The site at Mercy Convent, Dublin 8, is bounded by Cork Street, Ormond Street and Brickfield Lane. Testing carried out by Eoin Sullivan in October 2000 (Excavations 2002, No. 255) did not reveal any archaeological remains. However, the presence of inhabited buildings at the time had limited testing only to certain parts of the site. During the demolition of these buildings, the remains of a tanning box were revealed in the north-western part of the site and additional testing carried out by Eoin Corcoran in December 2004 (Excavations 2004, No. 529) revealed a second box in the same area.
Several post-medieval features were excavated by Ruth Elliot in the adjacent area during monitoring and excavation carried out between 4 January and 11 February 2005 (Excavations 2005, No. 427), the majority of these features relating to an early 19th-century water system comprising wooden pipes, drains, cisterns and a capillary pump.
Further monitoring and excavation in advance of the construction of various service trenches was carried out in stages in the north-western part of the site between 1 March 2005 and 1 September 2006. Several features of post-medieval date were identified in theses trenches, the majority of which appeared to be related to the production of leather and were clearly evidence of the mid-19th-century tannery yards marked on the 1866 OS map.
Four mortared red-brick structures, filled with a malodorous mix of plant fibres and lime, were identified as liming tanks. Prior to tanning, the hides would have been washed and then placed in tanks containing lime and water, which would have removed any remaining hair, flesh and fats that adhered to the hide.
After liming, the hides were immersed in a series of tanning boxes containing acidic ‘tanning liquor’ – solutions of water and tree bark.
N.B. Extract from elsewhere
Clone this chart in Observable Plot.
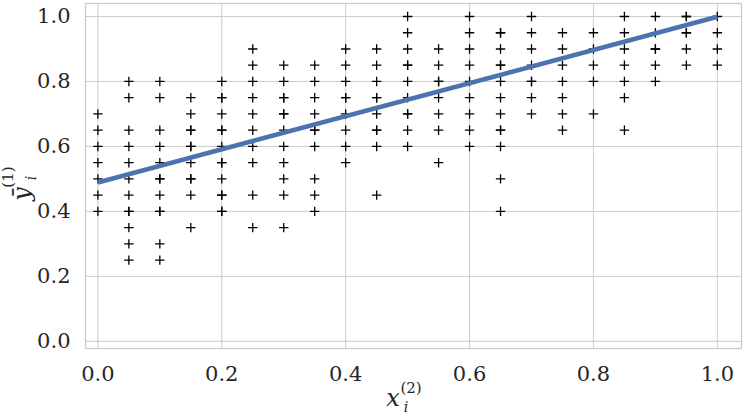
<!DOCTYPE html>
<html>
<head>
<meta charset="utf-8">
<script src="https://cdn.jsdelivr.net/npm/d3@7"></script>
<script src="https://cdn.jsdelivr.net/npm/@observablehq/plot@0.6"></script>
<style>
  html, body { margin: 0; padding: 0; background: #fff; }
  #chart svg { display: block; }
</style>
</head>
<body>
<div id="chart"></div>
<script>
// x positions of the point columns
const xCols = [0, 0.05, 0.1, 0.15, 0.2, 0.25, 0.3, 0.35, 0.4, 0.45, 0.5,
               0.55, 0.6, 0.65, 0.7, 0.75, 0.8, 0.85, 0.9, 0.95, 1.0];
// y values of the points in each column (repeated values = overlapping points)
const yCols = [
  [0.7, 0.65, 0.6, 0.55, 0.5, 0.45, 0.4],
  [0.8, 0.75, 0.65, 0.6, 0.55, 0.5, 0.45, 0.4, 0.4, 0.35, 0.3, 0.25],
  [0.8, 0.75, 0.65, 0.6, 0.55, 0.5, 0.5, 0.45, 0.4, 0.4, 0.3, 0.25],
  [0.75, 0.7, 0.65, 0.65, 0.6, 0.6, 0.55, 0.5, 0.5, 0.45, 0.35],
  [0.8, 0.75, 0.75, 0.7, 0.65, 0.65, 0.6, 0.55, 0.55, 0.5, 0.45, 0.45, 0.4, 0.4],
  [0.9, 0.85, 0.8, 0.75, 0.7, 0.65, 0.6, 0.55, 0.45, 0.35],
  [0.85, 0.8, 0.75, 0.75, 0.7, 0.7, 0.65, 0.6, 0.55, 0.5, 0.45, 0.35],
  [0.85, 0.8, 0.75, 0.7, 0.65, 0.65, 0.6, 0.5, 0.45, 0.4],
  [0.9, 0.85, 0.8, 0.75, 0.75, 0.7, 0.65, 0.6, 0.55],
  [0.9, 0.85, 0.8, 0.75, 0.75, 0.7, 0.65, 0.65, 0.6, 0.45],
  [1.0, 0.95, 0.9, 0.85, 0.85, 0.8, 0.75, 0.7, 0.7, 0.65, 0.6],
  [0.9, 0.85, 0.8, 0.8, 0.75, 0.7, 0.65, 0.55],
  [1.0, 0.95, 0.9, 0.85, 0.8, 0.75, 0.7, 0.65, 0.6],
  [0.95, 0.95, 0.9, 0.85, 0.85, 0.8, 0.75, 0.7, 0.65, 0.65, 0.6, 0.5, 0.4],
  [1.0, 0.95, 0.9, 0.85, 0.8, 0.8, 0.75, 0.7],
  [0.95, 0.9, 0.85, 0.8, 0.75, 0.7, 0.65],
  [0.95, 0.9, 0.85, 0.8, 0.7],
  [1.0, 0.95, 0.9, 0.85, 0.8, 0.75, 0.65],
  [1.0, 0.95, 0.9, 0.9, 0.85, 0.8],
  [1.0, 1.0, 0.95, 0.95, 0.9, 0.85],
  [1.0, 0.95, 0.9, 0.85]
];
// regression line end points
const lineX = [0, 1];
const lineY = [0.489, 0.999];
// ticks
const xTicks = [0, 0.2, 0.4, 0.6, 0.8, 1.0];
const yTicks = [0, 0.2, 0.4, 0.6, 0.8, 1.0];

const points = xCols.flatMap((x, i) => yCols[i].map(y => ({x, y})));
const lineData = lineX.map((x, i) => ({x, y: lineY[i]}));

const plusSymbol = {
  draw(ctx, size) {
    const r = Math.sqrt(size / Math.PI);
    ctx.moveTo(-r, 0); ctx.lineTo(r, 0);
    ctx.moveTo(0, -r); ctx.lineTo(0, r);
  }
};

const serif = "DejaVu Serif";
const grid = "#cccccc";
const chart = Plot.plot({
  width: 745,
  height: 416,
  marginLeft: 85,
  marginRight: 4,
  marginTop: 3,
  marginBottom: 68,
  style: {fontFamily: serif, fontSize: "21px", color: "#262626", background: "#fff"},
  x: {domain: [-0.02, 1.039]},
  y: {domain: [-0.022, 1.04]},
  marks: [
    Plot.gridX(xTicks, {stroke: grid, strokeOpacity: 1, strokeWidth: 1}),
    Plot.gridY(yTicks, {stroke: grid, strokeOpacity: 1, strokeWidth: 1}),
    Plot.frame({stroke: grid, strokeWidth: 1.3}),
    Plot.dot(points, {x: "x", y: "y", r: 4.7, symbol: plusSymbol, stroke: "#000", fill: "none", strokeWidth: 1.3}),
    Plot.line(lineData, {x: "x", y: "y", stroke: "#4C72B0", strokeWidth: 4.6, strokeLinecap: "butt"}),
    Plot.axisX(xTicks, {tickSize: 0, tickPadding: 18, tickFormat: d3.format(".1f"), label: null, fontSize: 21}),
    Plot.axisY(yTicks, {tickSize: 0, tickPadding: 15, tickFormat: d3.format(".1f"), label: null, fontSize: 21})
  ]
});
document.getElementById("chart").appendChild(chart);

// axis titles with sub/superscripts
const svg = d3.select(chart);
const lab = svg.append("g").attr("font-family", serif).attr("fill", "#262626");
lab.append("text").attr("x", 393).attr("y", 406).attr("font-size", 24).attr("font-style", "italic").text("x");
lab.append("text").attr("x", 406).attr("y", 412).attr("font-size", 14).attr("font-style", "italic").text("i");
lab.append("text").attr("x", 411).attr("y", 393).attr("font-size", 15).text("(2)");

const ylab = lab.append("g").attr("transform", "rotate(-90)");
ylab.append("text").attr("x", -194).attr("y", 30).attr("font-size", 24).attr("font-style", "italic").text("ȳ");
ylab.append("text").attr("x", -178).attr("y", 36).attr("font-size", 14).attr("font-style", "italic").text("i");
ylab.append("text").attr("x", -177).attr("y", 13).attr("font-size", 15).text("(1)");
</script>
</body>
</html>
A large number of these tanning boxes were identified in this area. These were plank-built rectangular boxes with an average size of 1m wide by 1.4m long and 0.6m surviving internal depth. The boxes were arranged in parallel rows with a distance of c. 0.25–0.3m between each box, on a layer of sticky gley clay, which lined the base of large straight-sided pits, measuring 2.8m in average depth from the modern ground surface. The gley clay lining may have been to help prevent leakage of ‘tanning liquor’ from the tanning boxes into the underlying subsoil. The spaces in between the boxes were backfilled with the excavated clay from the pit.
The remains of a mortared, stone-built structure in a very disturbed and damaged condition were identified at the northern edge of the site. Although only three sides of this structure were visible, it appeared to be a square-shaped tank formed by mortared stone walls with internal wooden lining, the interior of which was filled with a malodorous deposit of reddish-brown wood fragments mixed with pockets of purplish-brown humic soil. The structure was constructed within a straight-sided foundation cut, the base of which was located at a depth of 3.6m from the modern ground surface. This was probably a tanning tank used for the production of thicker leather than that produced in the smaller plank-built boxes. The hides would have been arranged with alternating layers of tree bark (probably oak) until the tank was filled.
The remains of two north–south-aligned drains running between the tanning pits also appeared to be contemporary with the tannery yard.
Excavations were also carried out at the east edge of the site, in a garden area at the front of the convent chapel, but this revealed no activity of archaeological significance.